Mr Nielsen and his colleagues can draw on commercial market intelligence and industry research in collaboration with Clarksons’ global broking teams and Clarksons Research.

In a report published in March 2022, Clarksons Renewables Intelligence Network said there was global potential for 14.5 gigawatts of power generated by 1,300 floating offshore wind turbines by 2030. This would be a huge expansion on current projects and capacity, and on the number under construction. The forecast envisaged 96 offshore wind farms by 2030. At the time, Clarksons noted that more than 150 potential offshore wind projects, producing over 100GW, had been proposed by developers in 21 countries or regions.

Clarksons Renewables has eight teams worldwide, based in Aarhus, Aberdeen, Hamburg, Houston, London, Oslo, Shanghai, and Singapore.

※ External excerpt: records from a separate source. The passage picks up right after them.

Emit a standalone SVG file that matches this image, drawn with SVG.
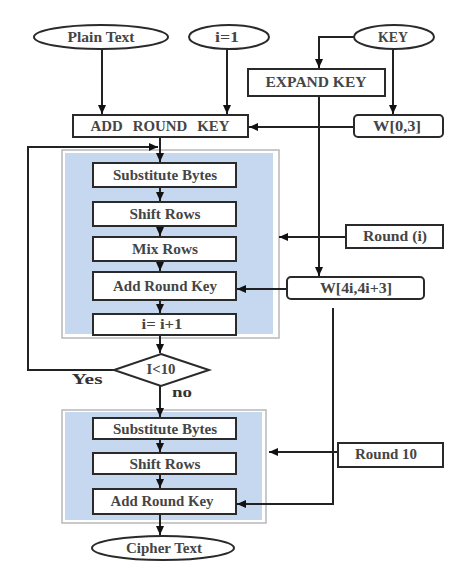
<svg xmlns="http://www.w3.org/2000/svg" width="474" height="566" viewBox="0 0 474 566">
<style>
.shape{fill:#fff;stroke:#2a2a2a;stroke-width:2}
.panel{fill:#fff;stroke:#b8b8b8;stroke-width:1.5}
.blue{fill:#c6d8f0;stroke:none}
.t{font-family:"Liberation Serif","Times New Roman",serif;font-weight:bold;font-size:14px;fill:#454545;text-anchor:middle}
.big{font-size:15px;fill:#333}
.c{fill:none;stroke:#222;stroke-width:2}
</style>
<defs>
<marker id="ah" markerUnits="userSpaceOnUse" markerWidth="10" markerHeight="9" refX="9" refY="4" orient="auto">
<path d="M0,0 L9,4 L0,8 z" fill="#111"/>
</marker>
</defs>
<rect width="474" height="566" fill="#fff"/>
<g id="panel1"><rect class="panel" x="62" y="150" width="217" height="188"/><rect class="blue" x="65" y="153" width="208" height="181"/></g>
<g id="panel2"><rect class="panel" x="62" y="410" width="204" height="113"/><rect class="blue" x="65" y="412" width="197" height="108"/></g>
<g id="connectors">
<path class="c" d="M102,49 V114" marker-end="url(#ah)"/>
<path class="c" d="M227,49 V114" marker-end="url(#ah)"/>
<path class="c" d="M354,37 H319 V68" marker-end="url(#ah)"/>
<path class="c" d="M393,49 V114" marker-end="url(#ah)"/>
<path class="c" d="M354,127 H249" marker-end="url(#ah)"/>
<path class="c" d="M319,96 V276" marker-end="url(#ah)"/>
<path class="c" d="M160,137 V162" marker-end="url(#ah)"/>
<path class="c" d="M114,370 H28 V147 H158" marker-end="url(#ah)"/>
<path class="c" d="M160,187 V201" marker-end="url(#ah)"/>
<path class="c" d="M160,226 V236" marker-end="url(#ah)"/>
<path class="c" d="M160,261 V271" marker-end="url(#ah)"/>
<path class="c" d="M346,237 H279" marker-end="url(#ah)"/>
<path class="c" d="M287,289 H237" marker-end="url(#ah)"/>
<path class="c" d="M160,300 V313" marker-end="url(#ah)"/>
<path class="c" d="M160,335 V353" marker-end="url(#ah)"/>
<path class="c" d="M160,386 V417" marker-end="url(#ah)"/>
<path class="c" d="M160,439 V452" marker-end="url(#ah)"/>
<path class="c" d="M160,474 V488" marker-end="url(#ah)"/>
<path class="c" d="M338,452 H269" marker-end="url(#ah)"/>
<path class="c" d="M333,308 V504 H237" marker-end="url(#ah)"/>
<path class="c" d="M160,514 V535" marker-end="url(#ah)"/>
</g>
<g id="plaintext"><ellipse class="shape" cx="101" cy="37" rx="67" ry="12"/><text class="t" x="101" y="42" textLength="67" lengthAdjust="spacingAndGlyphs">Plain Text</text></g>
<g id="i1"><ellipse class="shape" cx="229" cy="37" rx="40" ry="12"/><text class="t" x="227" y="42" textLength="24" lengthAdjust="spacingAndGlyphs">i=1</text></g>
<g id="key"><ellipse class="shape" cx="394" cy="37" rx="40" ry="12"/><text class="t" x="393" y="42" textLength="30" lengthAdjust="spacingAndGlyphs">KEY</text></g>
<g id="expandkey"><rect class="shape" x="248" y="69" width="137" height="27"/><text class="t" x="316" y="87" textLength="101" lengthAdjust="spacingAndGlyphs">EXPAND KEY</text></g>
<g id="addroundkey0"><rect class="shape" x="73" y="115" width="175" height="22"/><text class="t" x="160" y="131" word-spacing="6" textLength="139" lengthAdjust="spacingAndGlyphs">ADD ROUND KEY</text></g>
<g id="w03"><rect class="shape" x="354" y="115" width="89" height="22" rx="4"/><text class="t" x="397" y="131" textLength="48" lengthAdjust="spacingAndGlyphs">W[0,3]</text></g>
<g id="subbytes1"><rect class="shape" x="93" y="163" width="143" height="24"/><text class="t" x="165" y="180" textLength="104" lengthAdjust="spacingAndGlyphs">Substitute Bytes</text></g>
<g id="shiftrows1"><rect class="shape" x="93" y="202" width="143" height="24"/><text class="t" x="165" y="219" textLength="71" lengthAdjust="spacingAndGlyphs">Shift Rows</text></g>
<g id="mixrows"><rect class="shape" x="93" y="237" width="143" height="24"/><text class="t" x="165" y="254" textLength="66" lengthAdjust="spacingAndGlyphs">Mix Rows</text></g>
<g id="roundi"><rect class="shape" x="346" y="225" width="97" height="23"/><text class="t" x="395" y="241" textLength="64" lengthAdjust="spacingAndGlyphs">Round (i)</text></g>
<g id="addroundkey1"><rect class="shape" x="93" y="272" width="143" height="28"/><text class="t" x="165" y="291" textLength="104" lengthAdjust="spacingAndGlyphs">Add Round Key</text></g>
<g id="w4i"><rect class="shape" x="287" y="277" width="137" height="22" rx="4"/><text class="t" x="356" y="293" textLength="72" lengthAdjust="spacingAndGlyphs">W[4i,4i+3]</text></g>
<g id="inc"><rect class="shape" x="93" y="314" width="143" height="21"/><text class="t" x="162" y="329" font-size="12" textLength="41" lengthAdjust="spacingAndGlyphs">i= i+1</text></g>
<g id="decision"><polygon class="shape" points="161,354 209,370 161,386 114,370"/><text class="t" x="161" y="374" font-size="11" textLength="29" lengthAdjust="spacingAndGlyphs">I&lt;10</text></g>
<text class="t big" x="87" y="384" textLength="31" lengthAdjust="spacingAndGlyphs">Yes</text>
<text class="t big" x="182" y="397" textLength="20" lengthAdjust="spacingAndGlyphs">no</text>
<g id="subbytes2"><rect class="shape" x="93" y="418" width="143" height="21"/><text class="t" x="165" y="434" textLength="104" lengthAdjust="spacingAndGlyphs">Substitute Bytes</text></g>
<g id="shiftrows2"><rect class="shape" x="93" y="453" width="143" height="21"/><text class="t" x="165" y="469" textLength="71" lengthAdjust="spacingAndGlyphs">Shift Rows</text></g>
<g id="round10"><rect class="shape" x="338" y="443" width="105" height="24"/><text class="t" x="386" y="459" textLength="62" lengthAdjust="spacingAndGlyphs">Round 10</text></g>
<g id="addroundkey2"><rect class="shape" x="93" y="489" width="143" height="25"/><text class="t" x="162" y="506" textLength="103" lengthAdjust="spacingAndGlyphs">Add Round Key</text></g>
<g id="ciphertext"><ellipse class="shape" cx="163" cy="548" rx="71" ry="12"/><text class="t" x="164" y="553" textLength="76" lengthAdjust="spacingAndGlyphs">Cipher Text</text></g>
</svg>
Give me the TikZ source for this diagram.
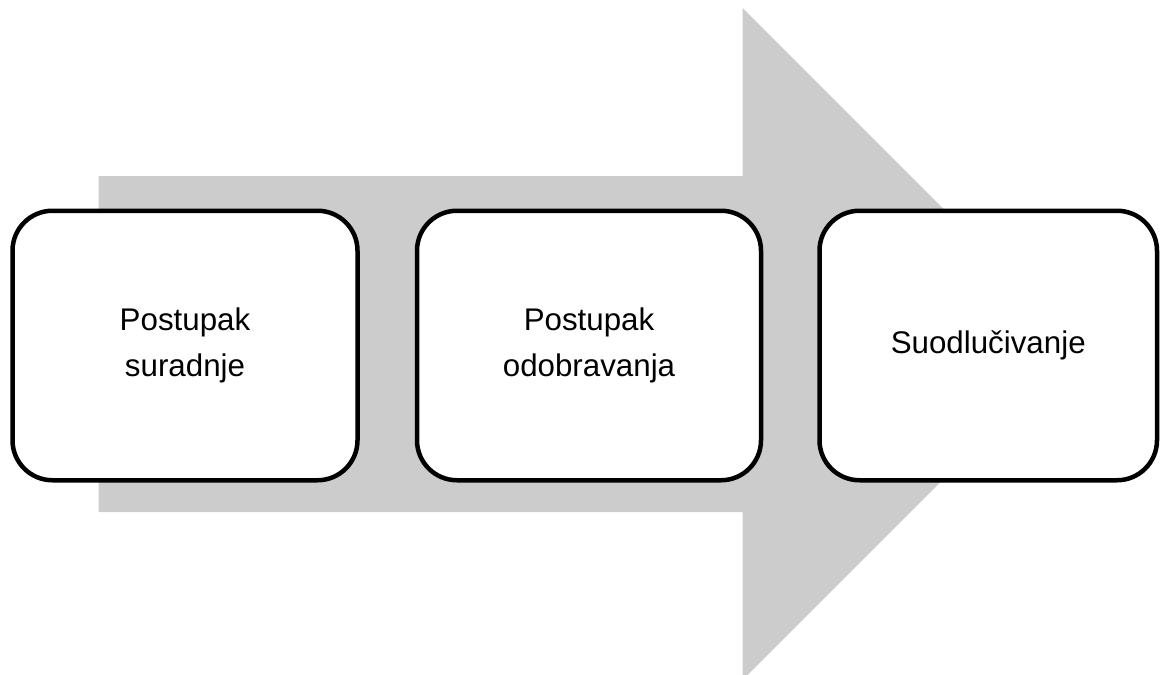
\documentclass[tikz,border=0pt]{standalone}
\usepackage{fontspec}
\setmainfont{Liberation Sans}
\definecolor{arrowgray}{HTML}{CCCCCC}
\begin{document}
\begin{tikzpicture}[x=1pt,y=-1pt,
  stepbox/.style={draw=black, line width=4.5pt, fill=white, rounded corners=40pt,
    minimum height=269.5pt, inner sep=0pt, align=center,
    font=\fontsize{31.3}{46}\selectfont}]
\useasboundingbox (0,0) rectangle (1160,675);
% big gray arrow
\fill[arrowgray] (98.7,176) -- (742.7,176) -- (742.7,8) -- (1078.7,344)
  -- (742.7,680) -- (742.7,512) -- (98.7,512) -- cycle;
% boxes
\node[stepbox, minimum width=345pt] (b1) at (185,345.5) {Postupak\\suradnje};
\node[stepbox, minimum width=344pt] (b2) at (589,345.5) {Postupak\\odobravanja};
\node[stepbox, minimum width=337.5pt] (b3) at (988.25,345.5) {Suodlučivanje};
\end{tikzpicture}
\end{document}
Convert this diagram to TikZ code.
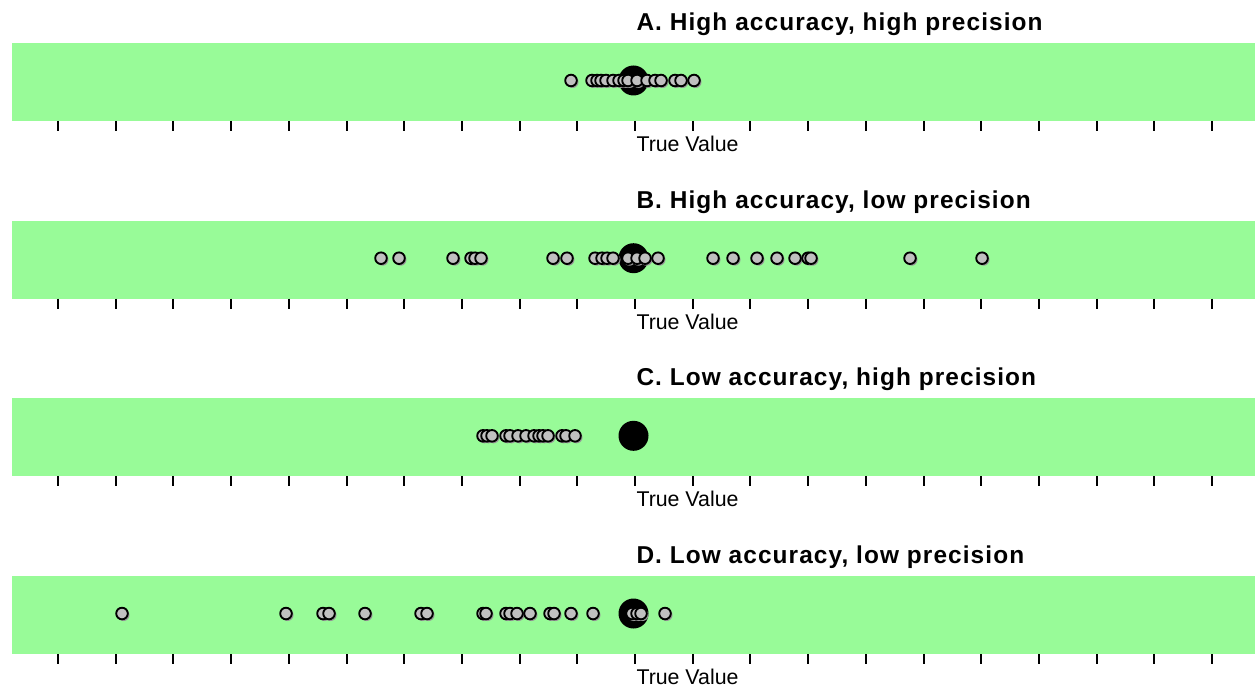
\documentclass[tikz,border=0pt]{standalone}
\usepackage{fontspec}
\setmainfont{Liberation Sans}
\newfontfamily\titlefont{Liberation Sans}[LetterSpace=4.5]

\definecolor{bandgreen}{RGB}{152,251,152}
\definecolor{dotgray}{RGB}{192,192,192}
\definecolor{shadowgray}{RGB}{150,150,150}

\tikzset{every picture/.style={line width=0.75pt}}
\tikzset{
  band/.style={fill=bandgreen},
  tickmark/.style={line width=1.5pt},
  truedot/.style={fill=black},
  shotdot/.style={draw=black, fill=dotgray, line width=1.4pt},
  shotshadow/.style={fill=shadowgray},
  paneltitle/.style={anchor=base west, inner sep=0pt, font=\titlefont\bfseries\fontsize{18.3}{20}\selectfont},
  truelabel/.style={anchor=base west, inner sep=0pt, font=\fontsize{16}{18}\selectfont}
}

\begin{document}
\begin{tikzpicture}[x=0.75pt,y=0.75pt,yscale=-1,xscale=1]
\useasboundingbox (0,0) rectangle (1255,688);

%Panels: band, ticks, title, label
\foreach \p/\oy/\ttl in {A/0/{A. High accuracy, high precision},B/177.7/{B. High accuracy, low precision},C/355.3/{C. Low accuracy, high precision},D/533/{D. Low accuracy, low precision}}{
  %Shape: Rectangle
  \draw [band, draw=none] (12,43+\oy) rectangle (1255,121+\oy) ;
  %Straight Lines
  \foreach \k in {0,...,20}
    \draw [tickmark] (58+57.7*\k,121+\oy) -- (58+57.7*\k,131+\oy) ;
  %Shape: Circle
  \fill [truedot] (633.5,80.5+\oy) circle (15) ;
  % Text Node
  \node [paneltitle] (title\p) at (636,30.5+\oy) {\ttl};
  % Text Node
  \node [truelabel] (true\p) at (636,151.5+\oy) {True Value};
}

%Shots A
\foreach \x in {571,592,597,601,606,613,619,624,628,637,647,655,661,675,681,694}{
  \fill [shotshadow] (\x+1.5,82) circle (6) ;
  \draw [shotdot] (\x,80.5) circle (5.8) ;
}
%Shots B
\foreach \x in {381,399,453,471,475,481,553,567,595,602,607,613,628,637,645,658,713,733,757,777,795,808,811,910,982}{
  \fill [shotshadow] (\x+1.5,259.7) circle (6) ;
  \draw [shotdot] (\x,258.2) circle (5.8) ;
}
%Shots C
\foreach \x in {483,487,492,506,510,518,526,534,539,543,548,562,566,575}{
  \fill [shotshadow] (\x+1.5,437.3) circle (6) ;
  \draw [shotdot] (\x,435.8) circle (5.8) ;
}
%Shots D
\foreach \x in {122,286,323,329,365,421,427,483,486,506,510,517,530,550,554,571,593,632,637,641,665}{
  \fill [shotshadow] (\x+1.5,615) circle (6) ;
  \draw [shotdot] (\x,613.5) circle (5.8) ;
}
\end{tikzpicture}
\end{document}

These are further supported by in-house resources available in New York, Seoul, Rio de Janeiro, and Tokyo.

Separately, Oslo consultancy Menon Economics has forecast that, subject to clarification of certain legal and financial questions, floating offshore wind could create more than 50,000 new jobs and win a 5-14% share of the global floating market by the middle of the century.

Recalling his participation in the Blue MBA, Mr Nielsen described it as the leading executive education provider within shipping, adding: “I really enjoyed the course not only from an academic point of view, but also because I made many friends across the shipping and logistics industries. I use the Blue MBA ‘toolbox’ daily, from an operational level to a strategic level. Taking the MBA has definitely been a great help in developing my career opportunities – especially in this growing business of offshore wind.”

Earlier, in 2012, Mr Nielsen achieved the Copenhagen Business School graduate diploma in business administration (management accounting and process management). He also holds a BA degree in marine engineering and management from the Danish Royal Naval Academy.